For a 400×600 image, statistics are computed 600× more than necessary per row.

Loop Hoisting

1. Code

import numpy as np
import time

def main():
    np.random.seed(42)
    img = np.random.randint(0, 256, size=(400, 600, 3), dtype=np.uint8)
    img_float = img.astype(np.float64)
    result = np.empty_like(img_float)

    ep = 1e-6

    tic = time.time()
    for i in range(img.shape[0]):
        row_mean = np.mean(img[i, :, :], axis=0)  # Hoisted!
        row_std = np.std(img[i, :, :], axis=0)   # Hoisted!
        for j in range(img.shape[1]):
            result[i, j, :] = (img_float[i, j, :] - row_mean) / (row_std + ep)
    toc = time.time()

    print(f"Hoisted Time: {toc - tic:.4f} sec")

if __name__ == "__main__":
    main()

2. Improvement

Statistics computed once per row, not once per pixel.

3. Typical Speedup

5-10× faster than naive implementation.

Full Vectorization

1. Code

import numpy as np
import time

def main():
    np.random.seed(42)
    img = np.random.randint(0, 256, size=(400, 600, 3), dtype=np.uint8)
    img_float = img.astype(np.float64)

    ep = 1e-6

    tic = time.time()
    # keepdims=True enables broadcasting
    mean = np.mean(img_float, axis=1, keepdims=True)  # (400, 1, 3)
    std = np.std(img_float, axis=1, keepdims=True)    # (400, 1, 3)
    result = (img_float - mean) / (std + ep)
    toc = time.time()

    print(f"Vectorized Time: {toc - tic:.6f} sec")
    print(f"mean shape: {mean.shape}")
    print(f"std shape: {std.shape}")

if __name__ == "__main__":
    main()

2. Key Technique

keepdims=True preserves dimensions for broadcasting.

3. Typical Speedup

100-1000× faster than naive, 10-100× faster than hoisted.

Comparison

1. Full Benchmark

import numpy as np
import time

def main():
    np.random.seed(42)
    img = np.random.randint(0, 256, size=(200, 300, 3), dtype=np.uint8)
    img_float = img.astype(np.float64)
    ep = 1e-6

    # Naive
    result1 = np.empty_like(img_float)
    tic = time.time()
    for i in range(img.shape[0]):
        for j in range(img.shape[1]):
            row_mean = np.mean(img[i, :, :], axis=0)
            row_std = np.std(img[i, :, :], axis=0)
            result1[i, j, :] = (img_float[i, j, :] - row_mean) / (row_std + ep)
    naive_time = time.time() - tic

    # Hoisted
    result2 = np.empty_like(img_float)
    tic = time.time()
    for i in range(img.shape[0]):
        row_mean = np.mean(img[i, :, :], axis=0)
        row_std = np.std(img[i, :, :], axis=0)
        for j in range(img.shape[1]):
            result2[i, j, :] = (img_float[i, j, :] - row_mean) / (row_std + ep)
    hoisted_time = time.time() - tic

    # Vectorized
    tic = time.time()
    mean = np.mean(img_float, axis=1, keepdims=True)
    std = np.std(img_float, axis=1, keepdims=True)
    result3 = (img_float - mean) / (std + ep)
    vec_time = time.time() - tic

    print(f"Naive:      {naive_time:.4f} sec")
    print(f"Hoisted:    {hoisted_time:.4f} sec (×{naive_time/hoisted_time:.1f})")
    print(f"Vectorized: {vec_time:.6f} sec (×{naive_time/vec_time:.0f})")

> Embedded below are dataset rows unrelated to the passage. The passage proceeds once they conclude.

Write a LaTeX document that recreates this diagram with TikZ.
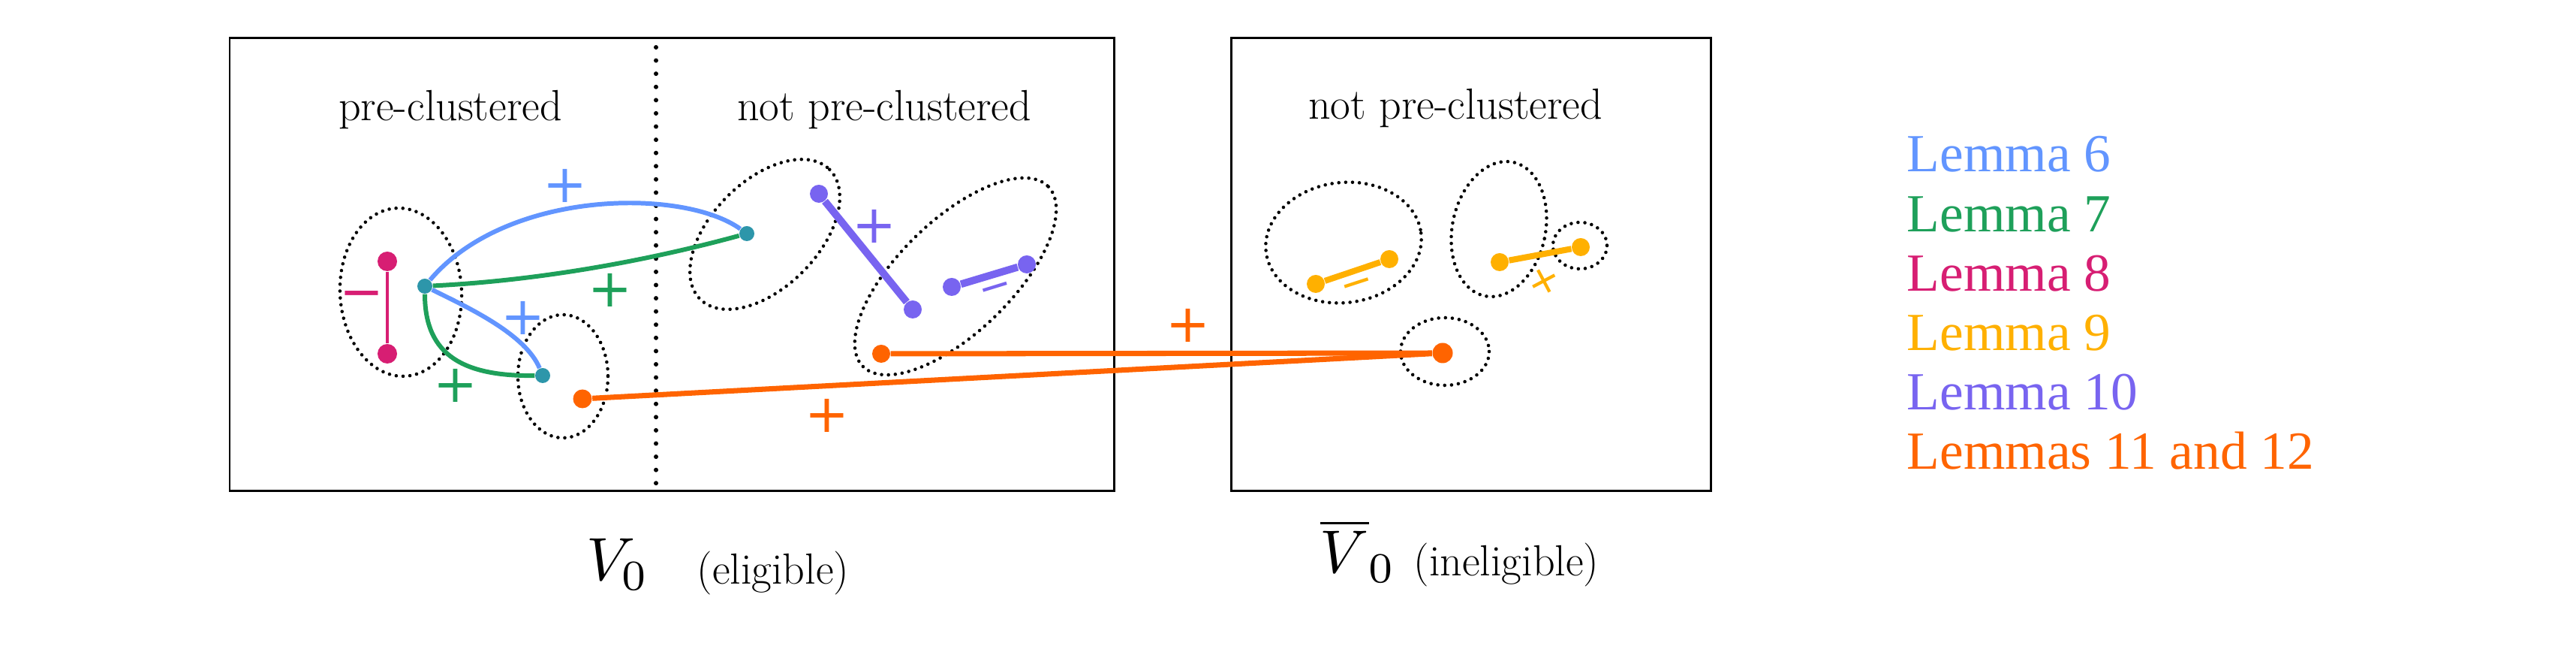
\documentclass[tikz,border=0pt]{standalone}
\usepackage{fontspec}
\newfontfamily\legendfont{Liberation Serif}
\newfontfamily\signfont{DejaVu Sans}
\usetikzlibrary{positioning}

\definecolor{lemsix}{RGB}{98,149,255}
\definecolor{lemseven}{RGB}{30,160,90}
\definecolor{lemeight}{RGB}{215,30,115}
\definecolor{lemnine}{RGB}{255,176,0}
\definecolor{lemten}{RGB}{120,100,240}
\definecolor{lemeleven}{RGB}{255,100,0}
\definecolor{hubcol}{RGB}{45,150,170}

\tikzstyle{frame} = [draw, line width=0.85pt]
\tikzstyle{divider} = [draw, line width=1.7pt, line cap=round, dash pattern=on 0pt off 5pt]
\tikzstyle{cluster} = [draw, line width=1.3pt, line cap=round, dash pattern=on 0pt off 2.6pt]
\tikzstyle{vertex} = [circle, inner sep=0pt, minimum size=0.24cm]
\tikzstyle{edge} = [draw, line width=1.7pt]
\tikzstyle{sign} = [inner sep=0pt, font=\signfont\fontsize{20}{20}\selectfont]
\tikzstyle{smallsign} = [inner sep=0pt, font=\signfont\fontsize{15}{15}\selectfont]
\tikzstyle{region} = [anchor=base, inner sep=0pt, font=\fontsize{16.5}{19}\selectfont]
\tikzstyle{setname} = [anchor=base west, inner sep=0pt, scale=2.3]
\tikzstyle{legend} = [anchor=base west, inner sep=0pt,
    font=\legendfont\fontsize{20.3}{24}\selectfont]

\begin{document}
\begin{tikzpicture}[x=0.01cm, y=-0.01cm]
  \useasboundingbox (0,0) rectangle (3432,880);

  % Boxes
  \draw [frame] (306,51) rectangle (1484,654);
  \draw [frame] (1640,51) rectangle (2279,654);
  \draw [divider] (874,63) -- (874,646);

  \node [region] (pre) at (600,161) {pre-clustered};
  \node [region] (notpre) at (1178,161) {not pre-clustered};
  \node [region] (notprebar) at (1939,159) {not pre-clustered};

  % Clusters
  \draw [cluster] (534,389) ellipse [x radius=81, y radius=112, rotate=3];
  \draw [cluster] (750,501) ellipse [x radius=60, y radius=82];
  \draw [cluster] (1019,312) ellipse [x radius=122, y radius=71, rotate=45];
  \draw [cluster] (1273,368) ellipse [x radius=172, y radius=75, rotate=44];
  \draw [cluster] (1790,323) ellipse [x radius=104, y radius=80, rotate=7];
  \draw [cluster] (1997,305) ellipse [x radius=62, y radius=91, rotate=-12];
  \draw [cluster] (2105,327) ellipse [x radius=36, y radius=31];
  \draw [cluster] (1925,468) ellipse [x radius=59, y radius=45];

  % Place nodes
  \node [vertex, fill=lemeight, minimum size=0.26cm] (m1) at (516,348) {};
  \node [vertex, fill=lemeight, minimum size=0.26cm] (m2) at (516,471) {};
  \node [vertex, fill=hubcol, minimum size=0.2cm] (hub) at (566,381) {};
  \node [vertex, fill=hubcol, minimum size=0.2cm] (t1) at (995,311) {};
  \node [vertex, fill=hubcol, minimum size=0.2cm] (t2) at (723,500) {};
  \node [vertex, fill=lemeleven, minimum size=0.25cm] (o1) at (776,531) {};
  \node [vertex, fill=lemeleven, minimum size=0.24cm] (o2) at (1174,471) {};
  \node [vertex, fill=lemeleven, minimum size=0.27cm] (o3) at (1922,470) {};
  \node [vertex, fill=lemten] (p1) at (1091,258) {};
  \node [vertex, fill=lemten] (p2) at (1216,412) {};
  \node [vertex, fill=lemten] (p3) at (1268,382) {};
  \node [vertex, fill=lemten] (p4) at (1368,352) {};
  \node [vertex, fill=lemnine] (y1) at (1753,378) {};
  \node [vertex, fill=lemnine] (y2) at (1851,345) {};
  \node [vertex, fill=lemnine] (y3) at (1998,349) {};
  \node [vertex, fill=lemnine] (y4) at (2106,329) {};

  % Edges
  \path [edge, lemeight, line width=1.3pt] (m1) -- (m2);
  \path [edge, lemsix] (hub) .. controls (675,252) and (910,250) .. (t1);
  \path [edge, lemseven] (hub) .. controls (709,374) and (852,350) .. (t1);
  \path [edge, lemsix] (hub) .. controls (625,410) and (700,445) .. (t2);
  \path [edge, lemseven] (hub) .. controls (566,475) and (620,501) .. (t2);
  \path [edge, lemten, line width=2.8pt] (p1) -- (p2);
  \path [edge, lemten, line width=2.8pt] (p3) -- (p4);
  \path [edge, lemnine, line width=2.3pt] (y1) -- (y2);
  \path [edge, lemnine, line width=2.3pt] (y3) -- (y4);
  \path [edge, lemeleven, line width=2pt] (o1) -- (o3);
  \path [edge, lemeleven, line width=2pt] (o2) -- (o3);

  % Signs
  \node [sign, lemeight] (minuseight) at (482,400) {−};
  \node [sign, lemsix] (plussixa) at (753,247) {+};
  \node [sign, lemsix] (plussixb) at (697,423) {+};
  \node [sign, lemseven] (plussevena) at (813,386) {+};
  \node [sign, lemseven] (plussevenb) at (607,513) {+};
  \node [sign, lemten] (plusten) at (1165,301) {+};
  \node [smallsign, lemten, rotate=17] (minusten) at (1328,389) {−};
  \node [smallsign, lemnine, rotate=18] (minusnine) at (1810,384) {−};
  \node [smallsign, lemnine, rotate=28] (plusnine) at (2057,375) {+};
  \node [sign, lemeleven] (pluselevena) at (1102,553) {+};
  \node [sign, lemeleven] (pluselevenb) at (1583,433) {+};

  % Sets
  \node [setname] (vzero) at (780,773) {$V_0$};
  \node [region, anchor=base west] (elig) at (928,778) {(eligible)};
  \node [setname] (vzerobar) at (1757,763) {$\overline{V}_0$};
  \node [region, anchor=base west] (inelig) at (1883,767) {(ineligible)};

  % Legend
  \node [legend, lemsix] (lemmasix) at (2540,229) {Lemma 6};
  \node [legend, lemseven, below=0.79cm of lemmasix.base west, anchor=base west] (lemmaseven) {Lemma 7};
  \node [legend, lemeight, below=0.79cm of lemmaseven.base west, anchor=base west] (lemmaeight) {Lemma 8};
  \node [legend, lemnine, below=0.79cm of lemmaeight.base west, anchor=base west] (lemmanine) {Lemma 9};
  \node [legend, lemten, below=0.79cm of lemmanine.base west, anchor=base west] (lemmaten) {Lemma 10};
  \node [legend, lemeleven, below=0.79cm of lemmaten.base west, anchor=base west] (lemmaeleven) {Lemmas 11 and 12};

\end{tikzpicture}
\end{document}
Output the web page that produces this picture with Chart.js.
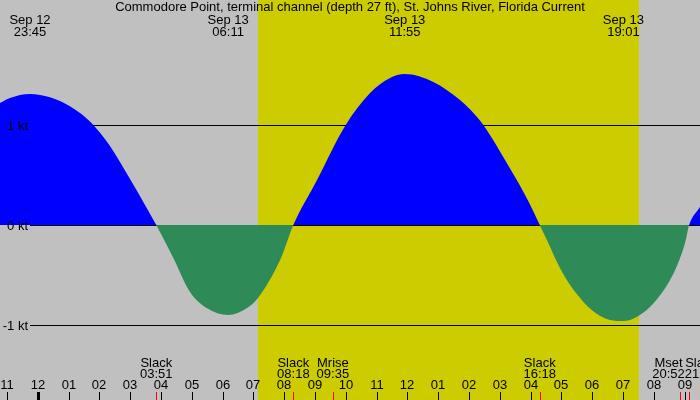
<!DOCTYPE html>
<html>
<head>
<meta charset="utf-8">
<script src="https://cdn.jsdelivr.net/npm/chart.js@4.4.1/dist/chart.umd.min.js"></script>
<style>
html, body { margin: 0; padding: 0; background: #c0c0c0; }
#wrap { width: 700px; height: 400px; }
</style>
</head>
<body>
<div id="wrap"><canvas id="chart" width="700" height="400"></canvas></div>
<script>
// hours are counted from Sep 13 00:00 (negative = Sep 12)
const curveHours = [-1.224, -0.90, -0.25, 0.075, 0.724, 1.373, 1.805, 2.347, 2.997, 3.539, 3.85,
  4.403, 4.945, 5.487, 6.183, 6.80, 7.15, 7.87, 8.30,
  9.07, 9.98, 10.79, 11.44, 11.917, 12.844, 13.711, 14.058, 14.468, 14.847, 15.172, 15.497, 15.789, 16.071, 16.30,
  16.578, 16.828, 17.12, 17.477, 17.987, 18.581, 19.017, 19.773, 20.26, 20.584, 20.831, 21.016, 21.15, 21.503];
const curveKnots = [1.22, 1.27, 1.31, 1.30, 1.24, 1.12, 1.00, 0.79, 0.46, 0.17, 0.00,
  -0.33, -0.67, -0.83, -0.90, -0.83, -0.73, -0.35, 0.00,
  0.45, 0.99, 1.32, 1.47, 1.51, 1.43, 1.25, 1.15, 1.00, 0.82, 0.65, 0.48, 0.32, 0.15, 0.00,
  -0.18, -0.35, -0.52, -0.68, -0.85, -0.95, -0.96, -0.85, -0.68, -0.52, -0.35, -0.18, 0.00, 0.18];

const title = "Commodore Point, terminal channel (depth 27 ft), St. Johns River, Florida Current";

// max flood / max ebb labels along the top
const peakHours = [-0.25, 6.183, 11.917, 19.017];
const peakDates = ["Sep 12", "Sep 13", "Sep 13", "Sep 13"];
const peakTimes = ["23:45", "06:11", "11:55", "19:01"];

// slack water and moon events along the bottom
const eventHours = [3.85, 8.30, 9.583, 16.30, 20.867, 21.15];
const eventNames = ["Slack", "Slack", "Mrise", "Slack", "Mset", "Slack"];
const eventTimes = ["03:51", "08:18", "09:35", "16:18", "20:52", "21:09"];

// daylight: sunrise, sunset
const sunHours = [7.15, 19.52];

const hourTicks = [-1, 0, 1, 2, 3, 4, 5, 6, 7, 8, 9, 10, 11, 12, 13, 14, 15, 16, 17, 18, 19, 20, 21];
const hourLabels = ["11", "12", "01", "02", "03", "04", "05", "06", "07", "08", "09", "10",
  "11", "12", "01", "02", "03", "04", "05", "06", "07", "08", "09"];

const knotLevels = [1, 0, -1];
const knotLabels = ["1 kt", "0 kt", "-1 kt"];

const FONT = "13px 'Liberation Sans', Arial, sans-serif";

const tidePlugin = {
  id: "tide",
  beforeDraw(chart) {
    const ctx = chart.ctx, x = chart.scales.x;
    ctx.save();
    ctx.fillStyle = "#c0c0c0";
    ctx.fillRect(0, 0, chart.width, chart.height);
    const x0 = x.getPixelForValue(sunHours[0]);
    const x1 = x.getPixelForValue(sunHours[1]);
    ctx.fillStyle = "#cccc00";
    ctx.fillRect(x0, 0, x1 - x0, chart.height);
    ctx.restore();
  },
  beforeDatasetsDraw(chart) {
    const ctx = chart.ctx, y = chart.scales.y;
    ctx.save();
    ctx.strokeStyle = "#000";
    ctx.lineWidth = 1;
    knotLevels.forEach(v => {
      const py = Math.round(y.getPixelForValue(v)) + 0.5;
      ctx.beginPath();
      ctx.moveTo(30, py);
      ctx.lineTo(chart.width, py);
      ctx.stroke();
    });
    ctx.restore();
  },
  afterDatasetsDraw(chart) {
    const ctx = chart.ctx, x = chart.scales.x, y = chart.scales.y;
    ctx.save();
    ctx.font = FONT;
    ctx.fillStyle = "#000";

    // knot labels
    ctx.textAlign = "right";
    ctx.textBaseline = "alphabetic";
    knotLevels.forEach((v, i) => {
      ctx.fillText(knotLabels[i], 28, y.getPixelForValue(v) + 5);
    });

    // title
    ctx.textAlign = "center";
    ctx.fillText(title, chart.width / 2, 11);

    // peaks
    peakHours.forEach((h, i) => {
      const px = x.getPixelForValue(h);
      ctx.fillText(peakDates[i], px, 24);
      ctx.fillText(peakTimes[i], px, 36);
    });

    // event labels, pushed apart when they overlap
    const centers = eventHours.map(h => x.getPixelForValue(h));
    const widths = eventNames.map((n, i) => Math.max(ctx.measureText(n).width, ctx.measureText(eventTimes[i]).width));
    for (let i = 0; i < centers.length - 1; i++) {
      const overlap = (centers[i] + widths[i] / 2) - (centers[i + 1] - widths[i + 1] / 2);
      if (overlap > 0) {
        centers[i] -= overlap / 2;
        centers[i + 1] += overlap / 2;
      }
    }
    centers.forEach((cx, i) => {
      ctx.fillText(eventNames[i], cx, 367);
      ctx.fillText(eventTimes[i], cx, 378);
    });

    // hour ticks
    hourTicks.forEach((h, i) => {
      const px = Math.round(x.getPixelForValue(h));
      ctx.fillStyle = "#000";
      ctx.fillText(hourLabels[i], px, 389);
      if (h === 0) ctx.fillRect(px - 1, 392, 3, 8);
      else ctx.fillRect(px, 392, 1, 8);
    });

    // event ticks
    ctx.fillStyle = "#ff0000";
    eventHours.forEach(h => {
      const px = Math.round(x.getPixelForValue(h));
      ctx.fillRect(px, 392, 1, 8);
    });
    ctx.restore();
  }
};

new Chart(document.getElementById("chart"), {
  type: "line",
  data: {
    datasets: [{
      data: curveHours.map((h, i) => ({ x: h, y: curveKnots[i] })),
      borderWidth: 0,
      borderColor: "rgba(0,0,0,0)",
      pointRadius: 0,
      cubicInterpolationMode: "monotone",
      fill: { target: "origin", above: "#0000ff", below: "#2e8b57" }
    }]
  },
  options: {
    responsive: false,
    animation: false,
    devicePixelRatio: 1,
    layout: { padding: 0 },
    plugins: { legend: { display: false }, tooltip: { enabled: false } },
    scales: {
      x: { type: "linear", display: false, min: -1.224, max: 21.503 },
      y: { type: "linear", display: false, min: -1.75, max: 2.25 }
    }
  },
  plugins: [tidePlugin]
});
</script>
</body>
</html>
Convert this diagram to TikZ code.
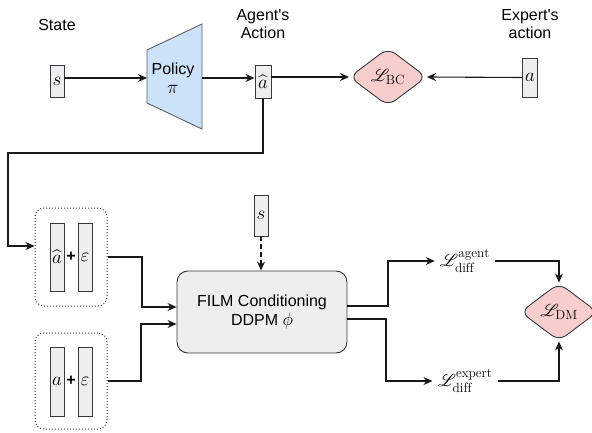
\RequirePackage{fix-cm}
\documentclass[tikz,border=0pt]{standalone}
\usepackage{fontspec}
\newfontfamily\labfont{Liberation Sans}
\usepackage{amsmath}
\usepackage{mathrsfs}
\usetikzlibrary{shapes.geometric,arrows.meta,calc}
\definecolor{dgray}{HTML}{36393D}
\definecolor{lgray}{HTML}{EEEEEE}
\definecolor{pinkf}{HTML}{F8CECC}
\definecolor{bluef}{HTML}{CCE2F8}
\newcommand\mth[1]{{\fontsize{19}{21}\selectfont$#1$}}
\begin{document}
\begin{tikzpicture}[x=1pt,y=-1pt,
  font=\labfont\fontsize{16}{18}\selectfont,
  bar/.style={draw=dgray, fill=lgray, line width=0.9pt, inner sep=0pt, minimum width=14pt},
  lossd/.style={diamond, draw=dgray, fill=pinkf, line width=0.9pt, rounded corners=9pt, inner sep=0pt, minimum width=77pt, minimum height=58pt},
  grp/.style={draw=dgray, dotted, line width=1pt, rounded corners=9pt, inner sep=0pt, minimum width=72pt},
  conn/.style={draw=black!90, line width=1.1pt, -{Stealth[length=9pt,width=8pt]}},
  lab/.style={align=center, inner sep=0pt}]
\useasboundingbox (0,0) rectangle (592,433);

% top row
\node[lab] (lstate) at (57,25) {State};
\node[bar, minimum height=32pt] (s1) at (57,81) {\mth{s}};

\draw[draw=dgray!80, fill=bluef, line width=0.9pt] (147,50) -- (202,24) -- (202,129) -- (147,103) -- cycle;
\coordinate (pl) at (147,78);
\coordinate (pr) at (202,78);
\node[lab] (policy) at (173,78) {Policy\\[1pt]\mth{\pi}};

\node[lab] (lagent) at (263,24) {Agent's\\Action};
\node[bar, minimum width=16pt, minimum height=33pt] (ahat) at (263,81.5) {\mth{\widehat{a}}};

\node[lossd] (lbc) at (388,77) {\mth{\mathscr{L}_{\mathrm{BC}}}};

\node[lab] (lexp) at (530,24) {Expert's\\action};
\node[bar, minimum width=15pt, minimum height=39pt] (aexp) at (530,77.5) {\mth{a}};

\draw[conn] (s1.east |- pl) -- (pl);
\draw[conn] (pr) -- (ahat.west |- pr);
\draw[conn] (ahat.east |- lbc.west) -- (lbc.west);
\draw[conn] (aexp.west) -- (lbc.east);

% groups
\node[grp, minimum height=98pt] (g1) at (71,257) {};
\node[bar, minimum height=68pt] (b1a) at (57,257) {\mth{\widehat{a}}};
\node[inner sep=0pt] (p1) at (71,257) {\bfseries +};
\node[bar, minimum height=68pt] (b1b) at (85,257) {\mth{\varepsilon}};

\node[grp, minimum height=96pt] (g2) at (71,381) {};
\node[bar, minimum height=69pt] (b2a) at (57,381.5) {\mth{a}};
\node[inner sep=0pt] (p2) at (71,381) {\bfseries +};
\node[bar, minimum height=69pt] (b2b) at (85,381.5) {\mth{\varepsilon}};

\draw[conn] (ahat.south) |- (8,153) |- (g1.west |- 0,246);

% FILM
\node[draw=dgray, fill=lgray, line width=0.9pt, rounded corners=11pt, minimum width=170pt, minimum height=82pt, align=center] (film) at (262,312) {FILM Conditioning\\[1pt]DDPM {\fontsize{18}{20}\selectfont$\phi$}};
\node[bar, minimum height=41pt] (s2) at (261,215.5) {\mth{s}};
\draw[conn, dash pattern=on 5pt off 3pt] (s2.south) -- (s2.south |- film.north);

\draw[conn] (g1.east) -| (142,307) -- (film.west |- 0,307);
\draw[conn] (g2.east) -| (141,324) -- (film.west |- 0,324);

% losses
\node[inner xsep=5pt, inner ysep=0pt] (lag) at (465,261) {\mth{\mathscr{L}^{\mathrm{agent}}_{\mathrm{diff}}}};
\node[inner xsep=5pt, inner ysep=0pt] (lex) at (465,381) {\mth{\mathscr{L}^{\mathrm{expert}}_{\mathrm{diff}}}};
\node[lossd] (ldm) at (559,312) {\mth{\mathscr{L}_{\mathrm{DM}}}};

\draw[conn] (film.east |- 0,306) -| (388,261) -- (lag.west);
\draw[conn] (film.east |- 0,319) -| (386,381) -- (lex.west);
\draw[conn] (lag.east) -| (ldm.north);
\draw[conn] (lex.east) -| (ldm.south);
\end{tikzpicture}
\end{document}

    # Verify results match
    print(f"\nResults match: {np.allclose(result1, result3)}")

if __name__ == "__main__":
    main()

2. Sample Output

Naive:      8.2341 sec
Hoisted:    1.0234 sec (×8.0)
Vectorized: 0.0089 sec (×925)

Results match: True

3. Lessons Learned

  • Loop hoisting: Easy optimization, moderate speedup
  • Full vectorization: Best performance, requires rethinking the problem

General Strategy

1. Identify Invariants

Find computations that don't depend on inner loop variables.

2. Hoist First

Move invariants outside inner loops as a quick win.

3. Vectorize Fully

Eliminate loops entirely using NumPy broadcasting and keepdims.